Zelensky en théorie n'est plus président de l'Ukraine depuis le 21 mai. La constitution lui impose de transmettre ses pouvoirs à la Rada (le parlement monocaméral). Mais il s’assoit dessus en tirant prétexte de la guerre. Et Macron l'invite sur les plages du Débarquement (comme si le nationalisme bandériste pro-SS dont Zelensky dépend était pour quelque chose dans la libération de l'Europe). Je n'ai toujours pas vu quelle disposition de la constitution ukrainienne permet ce maintien au pouvoir de l'ancien comédien (ont-ils un article 11 ?).

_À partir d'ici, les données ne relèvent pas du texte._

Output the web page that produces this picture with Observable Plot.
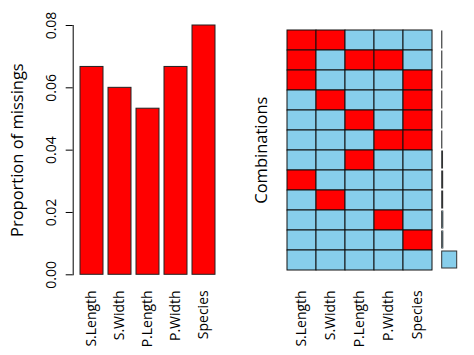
<!DOCTYPE html>
<html>
<head>
<meta charset="utf-8">
<script src="https://cdn.jsdelivr.net/npm/d3@7"></script>
<script src="https://cdn.jsdelivr.net/npm/@observablehq/plot@0.6"></script>
<style>
  html, body { margin: 0; padding: 0; background: #fff; }
  #wrap { position: relative; width: 474px; height: 355px; font-family: "Open Sans", sans-serif; }
  #wrap > svg { position: absolute; top: 0; }
</style>
</head>
<body>
<div id="wrap"></div>
<script>
// ---- data ----
const vars = ["S.Length", "S.Width", "P.Length", "P.Width", "Species"];
const propMissing = [0.0667, 0.06, 0.0533, 0.0667, 0.08];
const yTicks = [0, 0.02, 0.04, 0.06, 0.08];
// missing-pattern combinations (1 = missing), top to bottom
const combos = [
  [1,1,0,0,0],
  [1,0,1,1,0],
  [1,0,0,0,1],
  [0,1,0,0,1],
  [0,0,1,0,1],
  [0,0,0,1,1],
  [0,0,1,0,0],
  [1,0,0,0,0],
  [0,1,0,0,0],
  [0,0,0,1,0],
  [0,0,0,0,1],
  [0,0,0,0,0]
];
const comboCounts = [1, 1, 1, 1, 1, 1, 6, 7, 7, 8, 8, 108];
const yLabelLeft = "Proportion of missings";
const yLabelRight = "Combinations";

const RED = "#FF0000", BLUE = "#87CEEB";
const wrap = document.getElementById("wrap");
const font = "Open Sans";

// ---- left: bar chart ----
const barData = vars.map((v, i) => ({v, p: propMissing[i]}));
const left = Plot.plot({
  width: 240, height: 355,
  marginLeft: 72.7, marginRight: 21, marginTop: 25, marginBottom: 80.7,
  style: {fontFamily: font, fontSize: "14px", color: "#000", background: "transparent", overflow: "visible"},
  x: {type: "band", domain: vars, range: [75.3, 219], paddingInner: 0.17, paddingOuter: 0.085, label: null},
  y: {domain: [0, 0.08], range: [274.3, 25], label: null},
  marks: [
    Plot.barY(barData, {x: "v", y: "p", fill: RED, stroke: "#222", strokeWidth: 1}),
    Plot.frame({anchor: "left", stroke: "#000"}),
    Plot.axisY({ticks: yTicks, tickFormat: d3.format(".2f"), tickSize: 7, tickRotate: -90, tickPadding: 10.5, fontSize: 14, stroke: "#000"}),
    Plot.axisX({tickSize: 0, tickRotate: -90, tickPadding: 15.5, fontSize: 14, label: null}),
    Plot.text([yLabelLeft], {text: d => d, frameAnchor: "left", textAnchor: "middle", dx: -55.2, rotate: -90, fontSize: 16.5, fill: "#000"})
  ]
});
left.style.left = "0px";
wrap.appendChild(left);

// ---- right: combinations grid ----
const cells = [];
combos.forEach((row, r) => row.forEach((m, c) => cells.push({row: r, v: vars[c], miss: m})));
const rows = combos.map((_, i) => i);
const grid = Plot.plot({
  width: 234, height: 355,
  marginLeft: 45, marginRight: 39.7, marginTop: 25, marginBottom: 80.7,
  style: {fontFamily: font, fontSize: "14px", color: "#000", background: "transparent", overflow: "visible"},
  x: {type: "band", domain: vars, range: [45, 194.3], padding: 0, label: null},
  y: {type: "band", domain: rows, range: [25, 274.3], padding: 0, axis: null},
  color: {type: "ordinal", domain: [0, 1], range: [BLUE, RED]},
  marks: [
    Plot.cell(cells, {x: "v", y: "row", fill: "miss", stroke: "#111", strokeWidth: 1, inset: 0}),
    Plot.axisX({tickSize: 0, tickRotate: -90, tickPadding: 15.5, fontSize: 14, label: null}),
    Plot.text([yLabelRight], {text: d => d, frameAnchor: "left", textAnchor: "middle", dx: -24, rotate: -90, fontSize: 16.5, fill: "#000"})
  ]
});
grid.style.left = "240px";
wrap.appendChild(grid);

// ---- right edge: combination frequencies ----
const freqData = comboCounts.map((n, i) => ({row: i, n}));
const freq = Plot.plot({
  width: 44, height: 355,
  marginLeft: 11.7, marginRight: 17.3, marginTop: 25, marginBottom: 80.7,
  style: {background: "transparent"},
  x: {domain: [0, 108], range: [11.7, 26.7], axis: null},
  y: {type: "band", domain: rows, range: [25, 274.3], paddingInner: 0.15, paddingOuter: 0.075, axis: null},
  marks: [
    Plot.barX(freqData, {x: "n", y: "row", fill: BLUE, stroke: "#333", strokeWidth: 1})
  ]
});
freq.style.left = "430px";
wrap.appendChild(freq);
</script>
</body>
</html>
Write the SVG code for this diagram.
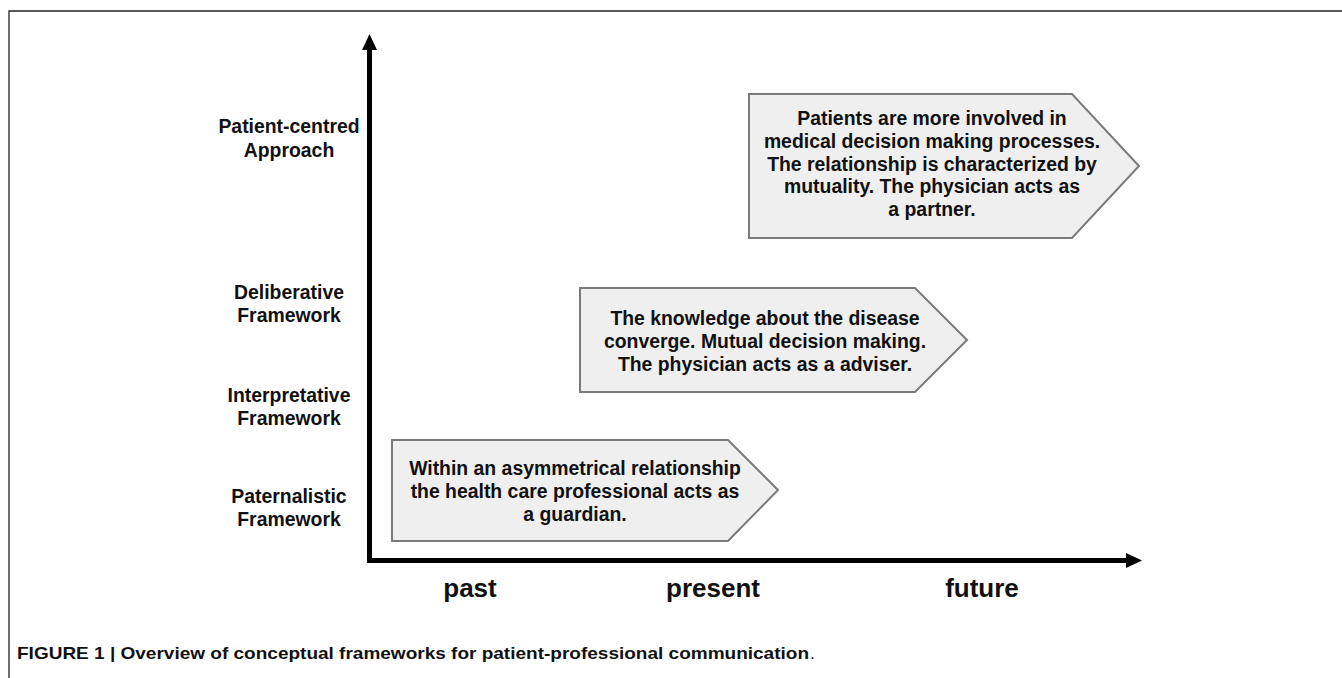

Intéressant aussi pour nous (pas seulement parce que je m'intéresse à l'Abkhazie), cette interview de Girogi Lasha Kasradze, sur Neutrality Studies, qui remet certaines pendules à l'heure par rapport aux caricatures de nos médias de services publics sur le thème "le gouvernement géorgien est pro-russe, parce qu'entre les mains d'un oligarque" alors que la population géorgienne est pro-européenne. Kasradze rappelle que la Géorgie n'a pas de relation diplomatique avec la Russie (ce qui n'est pas n'est pas spécialement un signe de bonne entente), que la loi de déclaration des ONG financées à plus de 20 pour cent par l'étranger a son équivalent aux USA (mais on comprend que cela gêne l'Europe car cela va révéler son niveau d'ingérence dans les affaires de Tbilissi), que tout est complexe en Géorgie : Saakachvili le sanguinaire anti-russe (auquel Raphaël Glucksmann fut lié de très près, on oublie de le dire) avait pour ministre des finances un oligarque lié à Moscou, que l'actuelle présidente sans pouvoir la française Zourabichvili ex-alliée de Saakachvili contre lequel elle s'était retournée fut élue avec les voix du parti Rêve Géorgien qu'elle combat aujourd'hui. Tout cela sur le dos de la population en grande partie contrainte à émigrer.

On a l'impression que Rêve Géorgien est comme le Parti des Régions ukrainiens en 2013 : plutôt pro-occidental, mais pas assez aligné sur les néo-conservateurs et leurs projets guerriers qui, du coup, le taxent de pro-russe. Kasradze plaide pour un sud-Caucase neutre ou en tout cas aligné ni sur Moscou ni sur Washington-Bruxelles, un peu comme l'Azerbaïdjan, avec une Géorgie confédérée à l'Abkhazie et l'Ossétie du Sud. Mercouris lui voyait comme avenir à l'Ukraine une réunification sans le "cancer" du bandérisme, dans la mouvance BRICS.

En ce qui me concerne je ne sais pas trop si une "BRICSisation" de ces pays serait une si bonne chose. Je vois en tout cas les malheurs que le bellicisme occidental leur inflige. Mais je doute que ce bellicisme ait dit son dernier mot. La rivalité atlantico-eurasiatique me semble avoir hélas encore de beaux jours devant elle.